I've never had a problem with coccidiosis - _yet_. I plan to do fecals soon and see what I'm dealing with, before kidding starts.


----------



## betsy h. (Sep 28, 2008)

Usually two weeks worth of feed- used liberally- and timed to coincide with worming/vaccination schedules.


----------



## o&itw (Dec 19, 2008)

betsy h. said:


> Now, if anyone can get a product called Baycox, I'd be forever in your debt- Baycox is a one time dose cocci treatment that knocks the nasties out of the park but good!



you can order it......From Australia :shrug:


----------



## hoofinitnorth (Oct 18, 2006)

betsy h. said:


> Remember, Corid is a coccidia-cide (treatment- kills the buggers outright), as is Sulmet, but deccox, lasalocid, rumensin, etc. are coccidia-stats (prevention- keeps the cocci load at bay while allowing the goat's immune system to do its' own thing).

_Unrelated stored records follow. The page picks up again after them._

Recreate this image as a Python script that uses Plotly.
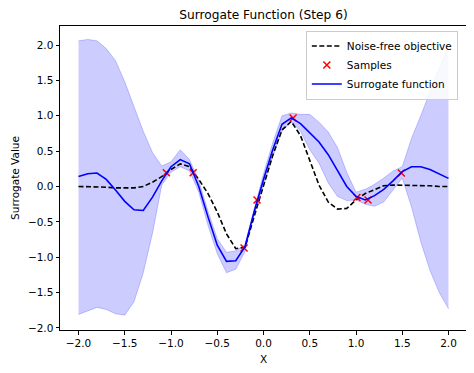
import plotly.graph_objects as go

# ---- data ----
x_grid = [-2.0, -1.9, -1.8, -1.7, -1.6, -1.5, -1.4, -1.3, -1.2, -1.1,
          -1.0, -0.9, -0.8, -0.7, -0.6, -0.5, -0.4, -0.3, -0.2, -0.1,
          0.0, 0.1, 0.2, 0.3, 0.4, 0.5, 0.6, 0.7, 0.8, 0.9,
          1.0, 1.1, 1.2, 1.3, 1.4, 1.5, 1.6, 1.7, 1.8, 1.9, 2.0]

objective = [0.0, 0.0, 0.0, -0.01, -0.02, -0.02, -0.02, 0.0, 0.06, 0.14,
             0.24, 0.32, 0.28, 0.10, -0.10, -0.36, -0.67, -0.88, -0.86, -0.42,
             0.0, 0.44, 0.80, 0.92, 0.72, 0.36, 0.02, -0.22, -0.32, -0.31,
             -0.19, -0.10, -0.04, 0.01, 0.02, 0.02, 0.02, 0.01, 0.01, 0.0, 0.0]

surrogate = [0.14, 0.18, 0.19, 0.10, -0.05, -0.21, -0.33, -0.34, -0.15, 0.08,
             0.28, 0.38, 0.32, 0.0, -0.43, -0.83, -1.06, -1.05, -0.85, -0.35,
             0.10, 0.52, 0.88, 0.97, 0.89, 0.76, 0.63, 0.45, 0.22, 0.0,
             -0.14, -0.19, -0.13, -0.04, 0.08, 0.21, 0.28, 0.28, 0.24, 0.18, 0.115]

upper = [2.06, 2.08, 2.06, 1.95, 1.78, 1.48, 1.13, 0.78, 0.48, 0.29,
         0.35, 0.52, 0.38, 0.08, -0.35, -0.74, -0.93, -0.91, -0.82, -0.30,
         0.18, 0.62, 1.00, 1.04, 1.02, 1.02, 0.91, 0.77, 0.55, 0.20,
         -0.08, -0.04, 0.03, 0.12, 0.22, 0.28, 0.68, 1.00, 1.35, 1.68, 1.97]

lower = [-1.81, -1.76, -1.71, -1.74, -1.80, -1.82, -1.63, -1.22, -0.66, 0.02,
         0.20, 0.28, 0.22, -0.08, -0.55, -0.95, -1.22, -1.17, -0.92, -0.40,
         0.02, 0.42, 0.78, 0.92, 0.78, 0.52, 0.33, 0.05, -0.14, -0.20,
         -0.19, -0.25, -0.28, -0.22, -0.05, 0.12, -0.29, -0.78, -1.19, -1.50, -1.73]

sample_x = [-1.05, -0.76, -0.21, -0.07, 0.32, 1.01, 1.13, 1.49]
sample_y = [0.195, 0.195, -0.87, -0.19, 0.97, -0.155, -0.19, 0.19]

x_ticks = [-2.0, -1.5, -1.0, -0.5, 0.0, 0.5, 1.0, 1.5, 2.0]
y_ticks = [-2.0, -1.5, -1.0, -0.5, 0.0, 0.5, 1.0, 1.5, 2.0]

FONT = "DejaVu Sans"

fig = go.Figure()

# uncertainty band
fig.add_trace(go.Scatter(x=x_grid, y=upper, mode="lines",
                         line=dict(color="rgba(0,0,255,0.2)", width=1),
                         showlegend=False, hoverinfo="skip"))
fig.add_trace(go.Scatter(x=x_grid, y=lower, mode="lines", fill="tonexty",
                         fillcolor="rgba(0,0,255,0.2)",
                         line=dict(color="rgba(0,0,255,0.2)", width=1),
                         showlegend=False, hoverinfo="skip"))

fig.add_trace(go.Scatter(x=x_grid, y=objective, mode="lines",
                         name="Noise-free objective",
                         line=dict(color="black", width=1.6, dash="5px,2.5px")))
fig.add_trace(go.Scatter(x=sample_x, y=sample_y, mode="markers",
                         name="Samples",
                         marker=dict(symbol="x-thin", size=7, color="red",
                                     line=dict(color="red", width=1.5))))
fig.add_trace(go.Scatter(x=x_grid, y=surrogate, mode="lines",
                         name="Surrogate function",
                         line=dict(color="blue", width=1.6)))

axis_common = dict(showline=True, mirror=True, linecolor="black", linewidth=1,
                   ticks="outside", ticklen=3.5, tickcolor="black",
                   showgrid=False, zeroline=False, tickformat=".1f",
                   automargin=False,
                   tickfont=dict(family=FONT, size=10.5, color="black"))

fig.update_xaxes(range=[-2.2, 2.2], tickvals=x_ticks,
                 title=dict(text="X", font=dict(family=FONT, size=10.5, color="black"),
                            standoff=7),
                 **axis_common)
fig.update_yaxes(range=[-2.03, 2.27], tickvals=y_ticks,
                 title=dict(text="Surrogate Value", font=dict(family=FONT, size=10.5, color="black"),
                            standoff=6),
                 **axis_common)

# the page body adds an 8px offset, so the figure is sized to fit the window
fig.update_layout(
    width=466, height=365,
    margin=dict(l=52, r=7, t=18, b=43, autoexpand=False),
    paper_bgcolor="white", plot_bgcolor="white",
    font=dict(family=FONT, size=10.5, color="black"),
    title=dict(text="Surrogate Function (Step 6)", x=0.5, xref="paper",
               xanchor="center", y=1 - 2.5 / 365, yanchor="top", yref="container",
               pad=dict(t=0, b=0),
               font=dict(family=FONT, size=12.2, color="black")),
    legend=dict(x=0.604, y=0.985, xanchor="left", yanchor="top",
                traceorder="normal",
                bgcolor="rgba(255,255,255,0.85)", bordercolor="#cccccc",
                borderwidth=1, font=dict(family=FONT, size=10.5, color="black"),
                tracegroupgap=0, itemwidth=30),
    showlegend=True,
)

fig.write_html("out.html")
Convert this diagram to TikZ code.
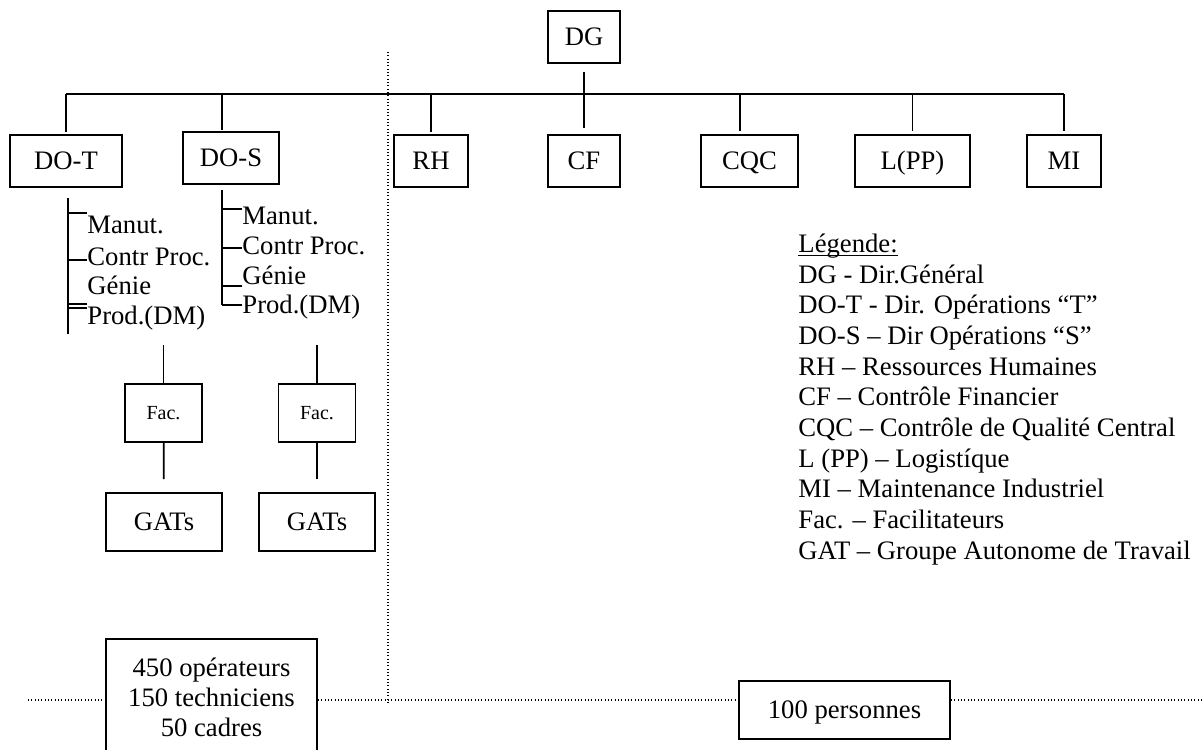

betsy h., do you find that you have a problem with "keeping the cocci at bay" so that it's still wearing on the goats somewhat but the big kicker comes when they are taken off the prevention? I have spoken to a couple of local breeders that are concerned this is what happened to them - that the goats fed prevention simply didn't get the cocci knocked down enough and when they were finally weaned off the prevention, they were attacked by the cocci that was already there and was suddenly able to multiply quickly. They felt like they needed a knock-out punch to prevent or minimize this problem.


----------